Having P2 centrifuges — more sophisticated than P1 versions — would give Iran an increased capability to enrich uranium for nuclear fuel or atom bomb material.

Europe and the United States fear that Tehran is using a drive for civilian energy as a cover for developing atomic weapons.

"According to information obtained… at least 15 P2 centrifuges have been assembled so far and are being tested," said the NCRI’s Mohammad Mohadessin.

"A secret project to make P1 and P2 centrifuges was launched about two years ago under the pseudonym Shams," he added.

He said the "secret" production site with three hangars was on a side road three kilometres (two miles) from a junction in the Pars district of eastern Tehran on the main road toward Damavand.
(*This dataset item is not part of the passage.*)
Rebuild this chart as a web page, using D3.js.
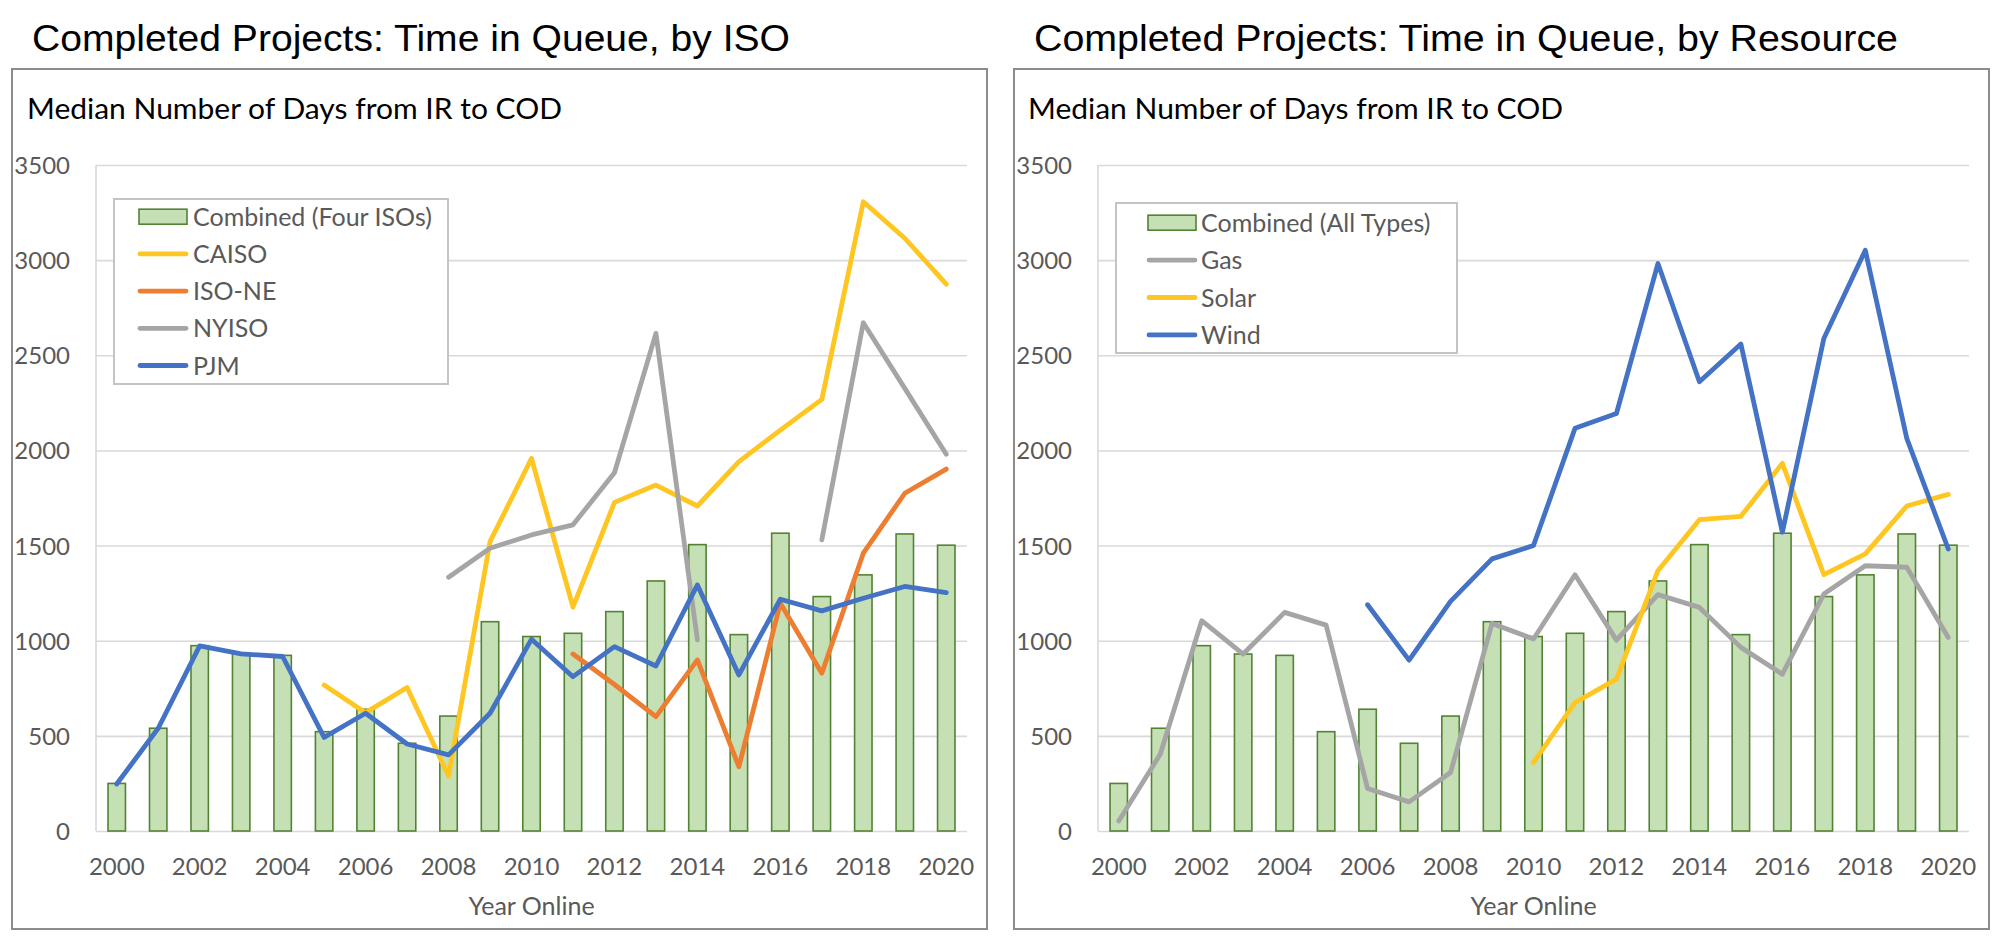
<!DOCTYPE html>
<html>
<head>
<meta charset="utf-8">
<script src="https://cdn.jsdelivr.net/npm/d3@7/dist/d3.min.js"></script>
<style>
  html, body { margin: 0; padding: 0; background: #fff; }
  svg { display: block; }
</style>
</head>
<body>
<svg id="chart" width="2000" height="939"></svg>
<script>
// ---------------- DATA ----------------
const years = [2000, 2001, 2002, 2003, 2004, 2005, 2006, 2007, 2008, 2009, 2010,
               2011, 2012, 2013, 2014, 2015, 2016, 2017, 2018, 2019, 2020];
const xTickYears = [2000, 2002, 2004, 2006, 2008, 2010, 2012, 2014, 2016, 2018, 2020];
const yTicks = [0, 500, 1000, 1500, 2000, 2500, 3000, 3500];

// Median number of days from IR to COD (combined bars, same in both panels)
const combined = [250, 540, 974, 930, 923, 522, 640, 461, 604, 1100, 1022,
                  1039, 1153, 1314, 1505, 1032, 1565, 1232, 1346, 1561, 1502];

// By ISO
const caiso = [null, null, null, null, null, 767, 622, 754, 289, 1521, 1958,
               1176, 1727, 1818, 1708, 1941, 2107, 2268, 3307, 3115, 2874];
const isone = [null, null, null, null, null, null, null, null, null, null, null,
               930, 770, 601, 899, 338, 1197, 829, 1460, 1775, 1902];
const nyiso = [null, null, null, null, null, null, null, null, 1334, 1486, 1556,
               1609, 1883, 2615, 1004, null, null, 1530, 2671, 2326, 1980];
const pjm   = [247, 540, 973, 931, 917, 492, 619, 457, 400, 619, 1008,
               811, 969, 867, 1293, 820, 1218, 1157, 1223, 1285, 1253];

// By resource
const gas   = [53, 403, 1105, 930, 1149, 1082, 223, 153, 307, 1091, 1009,
               1347, 1003, 1242, 1175, 965, 824, 1245, 1394, 1386, 1017];
const solar = [null, null, null, null, null, null, null, null, null, null, 360,
               675, 798, 1368, 1636, 1654, 1932, 1347, 1456, 1708, 1769];
const wind  = [null, null, null, null, null, null, 1189, 898, 1207, 1430, 1500,
               2116, 2194, 2982, 2361, 2559, 1570, 2588, 3052, 2063, 1482];

const leftTitle = "Completed Projects: Time in Queue, by ISO";
const rightTitle = "Completed Projects: Time in Queue, by Resource";
const subTitle = "Median Number of Days from IR to COD";
const xTitle = "Year Online";
const leftBarLabel = "Combined (Four ISOs)";
const rightBarLabel = "Combined (All Types)";

// ---------------- STYLE ----------------
const C = {
  yellow: "#FFC520", orange: "#ED7D31", gray: "#A5A5A5", blue: "#4472C4",
  barFill: "#C5E0B4", barStroke: "#548235",
  grid: "#D9D9D9", text: "#595959", frame: "#8C8C8C", legendBox: "#C4C4C4"
};
const SANS = "Lato, 'Open Sans', 'DejaVu Sans', sans-serif";

const svg = d3.select("#chart");
svg.append("rect").attr("width", 2000).attr("height", 939).attr("fill", "#fff");

function panel(cfg) {
  const g = svg.append("g").attr("transform", `translate(${cfg.dx},0)`);

  // Outer title
  g.append("text")
    .attr("x", 32).attr("y", 51)
    .attr("font-family", "'Liberation Sans', Arial, sans-serif")
    .attr("font-size", 37.5).attr("fill", "#000")
    .attr("textLength", cfg.titleLen).attr("lengthAdjust", "spacingAndGlyphs")
    .text(cfg.title);

  // Frame
  g.append("rect")
    .attr("x", 12).attr("y", 69).attr("width", 975).attr("height", 860)
    .attr("fill", "#fff").attr("stroke", C.frame).attr("stroke-width", 2);

  // Subtitle
  g.append("text")
    .attr("x", 27 + cfg.subDx).attr("y", 119)
    .attr("font-family", SANS).attr("font-size", 28).attr("fill", "#000")
    .attr("textLength", 535).attr("lengthAdjust", "spacingAndGlyphs")
    .text(subTitle);

  const plotL = 96, plotR = 967, plotT = 165, plotB = 831;
  const x = d3.scaleBand().domain(years).range([plotL, plotR]).paddingInner(0.58).paddingOuter(0.29);
  const xc = d => x(d) + x.bandwidth() / 2;
  const y = d3.scaleLinear().domain([0, 3500]).range([plotB, plotT]);

  // Gridlines
  const grid = g.append("g").attr("transform", `translate(${plotL},0)`)
    .call(d3.axisLeft(y).tickValues(yTicks).tickSize(-(plotR - plotL)).tickFormat(""));
  grid.select(".domain").remove();
  grid.selectAll(".tick line").attr("stroke", C.grid).attr("stroke-width", 1.6);
  // y axis line
  g.append("line").attr("x1", plotL).attr("x2", plotL).attr("y1", plotT).attr("y2", plotB)
    .attr("stroke", C.grid).attr("stroke-width", 1.6);

  // Y tick labels
  const yAx = g.append("g").attr("transform", `translate(${plotL},0)`)
    .call(d3.axisLeft(y).tickValues(yTicks).tickSize(0).tickPadding(26).tickFormat(d3.format("d")));
  yAx.select(".domain").remove();
  yAx.selectAll("text").attr("font-family", SANS).attr("font-size", 24)
    .attr("fill", C.text).attr("dy", 8.5);

  // X tick labels
  const xAx = g.append("g").attr("transform", `translate(0,${plotB})`)
    .call(d3.axisBottom(x).tickValues(xTickYears).tickSize(0));
  xAx.select(".domain").remove();
  xAx.selectAll("text").attr("font-family", SANS).attr("font-size", 24)
    .attr("fill", C.text).attr("y", 44).attr("dy", 0);

  // X title
  g.append("text").attr("x", (plotL + plotR) / 2).attr("y", 915)
    .attr("text-anchor", "middle").attr("font-family", SANS).attr("font-size", 25)
    .attr("fill", C.text).text(xTitle);

  // Bars
  g.append("g").selectAll("rect").data(years.map((yr, i) => ({ yr, v: combined[i] })))
    .join("rect")
    .attr("x", d => x(d.yr)).attr("width", x.bandwidth())
    .attr("y", d => y(d.v)).attr("height", d => y(0) - y(d.v))
    .attr("fill", C.barFill).attr("stroke", C.barStroke).attr("stroke-width", 1.6);

  // Lines
  const line = d3.line().defined(d => d.v != null).x(d => xc(d.yr)).y(d => y(d.v));
  cfg.series.forEach(s => {
    g.append("path")
      .datum(years.map((yr, i) => ({ yr, v: s.values[i] })))
      .attr("d", line).attr("fill", "none")
      .attr("stroke", s.color).attr("stroke-width", 4.8)
      .attr("stroke-linejoin", "round").attr("stroke-linecap", "round");
  });

  // Legend
  const L = cfg.legend;
  const lg = g.append("g");
  lg.append("rect").attr("x", L.x).attr("y", L.y).attr("width", L.w).attr("height", L.h)
    .attr("fill", "#fff").attr("stroke", C.legendBox).attr("stroke-width", 2);
  const items = [{ label: cfg.barLabel, bar: true }].concat(cfg.series);
  items.forEach((it, i) => {
    const cy = L.y0 + i * L.step;
    if (it.bar) {
      lg.append("rect").attr("x", L.sx).attr("y", cy - 7.5).attr("width", 48).attr("height", 15)
        .attr("fill", C.barFill).attr("stroke", C.barStroke).attr("stroke-width", 1.6);
    } else {
      lg.append("line").attr("x1", L.sx + 1).attr("x2", L.sx + 47).attr("y1", cy).attr("y2", cy)
        .attr("stroke", it.color).attr("stroke-width", 4.8).attr("stroke-linecap", "round");
    }
    lg.append("text").attr("x", L.tx).attr("y", cy + 9)
      .attr("font-family", SANS).attr("font-size", 25).attr("fill", C.text)
      .text(it.label);
  });
}

panel({
  dx: 0, title: leftTitle, titleLen: 758, subDx: 0, barLabel: leftBarLabel,
  series: [
    { label: "CAISO", values: caiso, color: C.yellow },
    { label: "ISO-NE", values: isone, color: C.orange },
    { label: "NYISO", values: nyiso, color: C.gray },
    { label: "PJM", values: pjm, color: C.blue }
  ],
  legend: { x: 114, y: 199, w: 334, h: 185, y0: 216.7, step: 37.2, sx: 139, tx: 193 }
});

panel({
  dx: 1002, title: rightTitle, titleLen: 864, subDx: -1, barLabel: rightBarLabel,
  series: [
    { label: "Gas", values: gas, color: C.gray },
    { label: "Solar", values: solar, color: C.yellow },
    { label: "Wind", values: wind, color: C.blue }
  ],
  legend: { x: 114, y: 203, w: 341, h: 150, y0: 222.7, step: 37.4, sx: 146, tx: 199 }
});
</script>
</body>
</html>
Mohadessin said Tehran was "working day and night to be able to produce 14 kilograms of plutonium annually starting from next year for nuclear bombs."

On Wednesday, an Iranian news agency reported that Iran would soon announce a breakthrough that would "highlight its mastery of different areas in nuclear science and reinforce Iran’s position as a nuclear country."

The UN Security Council last month adopted a resolution giving Iran until August 31 to freeze its uranium enrichment programme or face sanctions.

Iran’s top nuclear negotiator Ali Larijani said earlier this week that the Islamic regime was ready for "serious talks" to ease the long-running standoff with the international community over its nuclear programme.

However, no details have been made public of Iran’s answer to a package of trade, technology and security incentives that was offered last month by the five permanent Security Council members plus Germany.

Mohamed ElBaradei, the head of the UN watchdog International Atomic Energy (IAEA), is to report back to the Security Council on Tehran’s compliance with the demand to freeze enrichment.